To find B, let's choose a value for $$x$$ that makes the term with A disappear. If we set $$x=-2$$:

$$2 = A(-2+2) + B(-2)$$

$$2 = A(0) - 2B$$

$$2 = -2B$$

$$B = -1$$

**step4 Write the Broken-Down Fraction**

Substitute the values of A and B back into the partial fraction form we set up in Step 1. This gives us the final broken-down form of the original fraction.

$$\frac{2}{x(x+2)} = \frac{1}{x} + \frac{-1}{x+2}$$

$$\frac{2}{x(x+2)} = \frac{1}{x} - \frac{1}{x+2}$$

## Question2:

**step1 Apply the Broken-Down Form to Each Term**

We will use the result from Question 1 to simplify each term in the sum $$\frac{2}{1 \cdot 3}+\frac{2}{3 \cdot 5}+\frac{2}{5 \cdot 7}+\dots+\frac{2}{99 \cdot 101}$$. Each term in this sum has the form $$\frac{2}{x(x+2)}$$.

Applying the decomposition $$\frac{2}{x(x+2)} = \frac{1}{x} - \frac{1}{x+2}$$ to each term:

$$\frac{2}{1 \cdot 3} = \frac{1}{1} - \frac{1}{1+2} = 1 - \frac{1}{3}$$

$$\frac{2}{3 \cdot 5} = \frac{1}{3} - \frac{1}{3+2} = \frac{1}{3} - \frac{1}{5}$$

$$\frac{2}{5 \cdot 7} = \frac{1}{5} - \frac{1}{5+2} = \frac{1}{5} - \frac{1}{7}$$

This pattern continues for all terms until the last one:

$$\frac{2}{99 \cdot 101} = \frac{1}{99} - \frac{1}{99+2} = \frac{1}{99} - \frac{1}{101}$$

**step2 Identify the Pattern of Cancellation (Telescoping Sum)**

Now, we write out the entire sum using the simplified form of each term.

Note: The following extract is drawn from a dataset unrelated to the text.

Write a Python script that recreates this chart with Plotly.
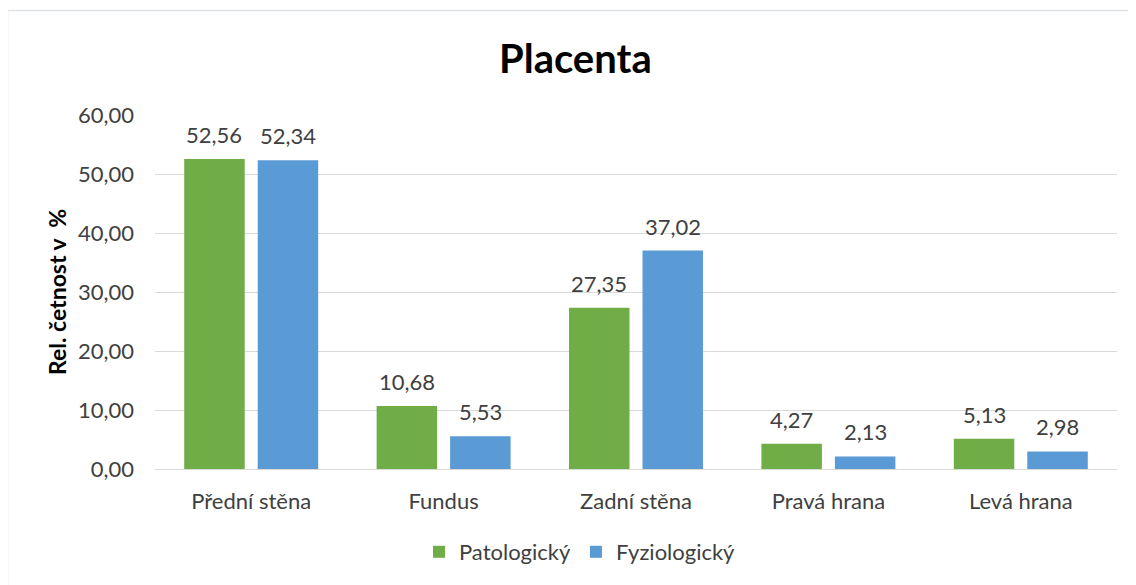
import plotly.graph_objects as go

categories = ["Přední stěna", "Fundus", "Zadní stěna", "Pravá hrana", "Levá hrana"]
patologicky = [52.56, 10.68, 27.35, 4.27, 5.13]
fyziologicky = [52.34, 5.53, 37.02, 2.13, 2.98]
tick_vals = [0, 10, 20, 30, 40, 50, 60]

FONT = "Lato, Carlito, Calibri, sans-serif"
OFF = 8  # default page body margin
W, H = 1136 - OFF, 585 - OFF
# plot area in page pixels: x 155..1117, y 115..469
L = 155 - OFF
T = 115 - OFF
R = W - (1117 - OFF)
B = H - (469 - OFF)
pw, ph = W - L - R, H - T - B

def px_x(p):
    return (p - OFF - L) / pw

def px_y(p):
    return (H - B - (p - OFF)) / ph

FS = 22
BARGAP, GROUPGAP = 0.236, 0.177
fig = go.Figure()
fig.add_trace(go.Bar(
    name="Patologický", x=categories, y=patologicky,
    marker=dict(color="#70ad47", line=dict(width=0)),
))
fig.add_trace(go.Bar(
    name="Fyziologický", x=categories, y=fyziologicky,
    marker=dict(color="#5b9bd5", line=dict(width=0)),
))

# data labels above each bar (offset to each bar's slot within the group)
slot_px = pw / len(categories) * (1 - BARGAP) / 2
for vals, sign in ((patologicky, -1), (fyziologicky, 1)):
    for c, v in zip(categories, vals):
        fig.add_annotation(x=c, y=v, xref="x", yref="y",
                           text=f"{v:.2f}".replace(".", ","),
                           showarrow=False, xanchor="center", yanchor="bottom",
                           xshift=sign * slot_px / 2, yshift=9,
                           font=dict(size=FS, color="#404040", family=FONT))

fig.update_layout(
    width=W, height=H,
    margin=dict(l=L, r=R, t=T, b=B, autoexpand=False),
    paper_bgcolor="white", plot_bgcolor="white",
    separators=",.",
    barmode="group", bargap=BARGAP, bargroupgap=GROUPGAP,
    font=dict(family=FONT, size=FS, color="#404040"),
    showlegend=True,
    legend=dict(orientation="h", x=px_x(580), xanchor="center",
                y=px_y(552), yanchor="middle",
                font=dict(size=FS, color="#404040", family=FONT),
                itemwidth=30, traceorder="normal"),
)
fig.update_xaxes(showgrid=False, showline=False, ticks="", zeroline=False,
                 tickfont=dict(size=FS, color="#404040", family=FONT),
                 ticklabelstandoff=17)
fig.update_yaxes(range=[0, 60], tickvals=tick_vals, tickformat=".2f",
                 showgrid=True, gridcolor="#d9d9d9", gridwidth=1,
                 zeroline=True, zerolinecolor="#d9d9d9", zerolinewidth=1,
                 showline=False, ticks="",
                 tickfont=dict(size=FS, color="#404040", family=FONT),
                 ticklabelstandoff=20)

fig.add_annotation(text="<b>Placenta</b>", xref="paper", yref="paper",
                   x=px_x(575), y=px_y(58), xanchor="center", yanchor="middle",
                   showarrow=False, font=dict(size=40, color="#000000", family=FONT))
fig.add_annotation(text="<b>Rel. četnost v  %</b>", xref="paper", yref="paper",
                   x=px_x(57), y=px_y(292), xanchor="center", yanchor="middle",
                   textangle=-90, showarrow=False,
                   font=dict(size=23, color="#000000", family=FONT))
fig.add_shape(type="rect", xref="paper", yref="paper",
              x0=px_x(7.5), y0=px_y(600), x1=px_x(1150), y1=px_y(10.5),
              line=dict(color="#dfe3ea", width=1.5), fillcolor="rgba(0,0,0,0)",
              layer="below")

fig.write_html("out.html")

Observe how many terms cancel each other out:

$$S = \left(1 - \frac{1}{3}\right) + \left(\frac{1}{3} - \frac{1}{5}\right) + \left(\frac{1}{5} - \frac{1}{7}\right) + \dots + \left(\frac{1}{99} - \frac{1}{101}\right)$$

Notice that the second part of each parenthesis cancels with the first part of the next parenthesis. For example, $$-\frac{1}{3}$$ cancels with $$+\frac{1}{3}$$, and $$-\frac{1}{5}$$ cancels with $$+\frac{1}{5}$$. This type of sum is called a telescoping sum.

$$S = 1 - \cancel{\frac{1}{3}} + \cancel{\frac{1}{3}} - \cancel{\frac{1}{5}} + \cancel{\frac{1}{5}} - \cancel{\frac{1}{7}} + \dots + \cancel{\frac{1}{99}} - \frac{1}{101}$$

Only the very first term and the very last term remain.

**step3 Calculate the Final Sum**

After all the cancellations, we are left with the first part of the first term and the second part of the last term. We then perform the subtraction to find the final sum.

$$S = 1 - \frac{1}{101}$$

To subtract these fractions, we need a common denominator:

$$S = \frac{101}{101} - \frac{1}{101}$$

$$S = \frac{101 - 1}{101}$$

$$S = \frac{100}{101}$$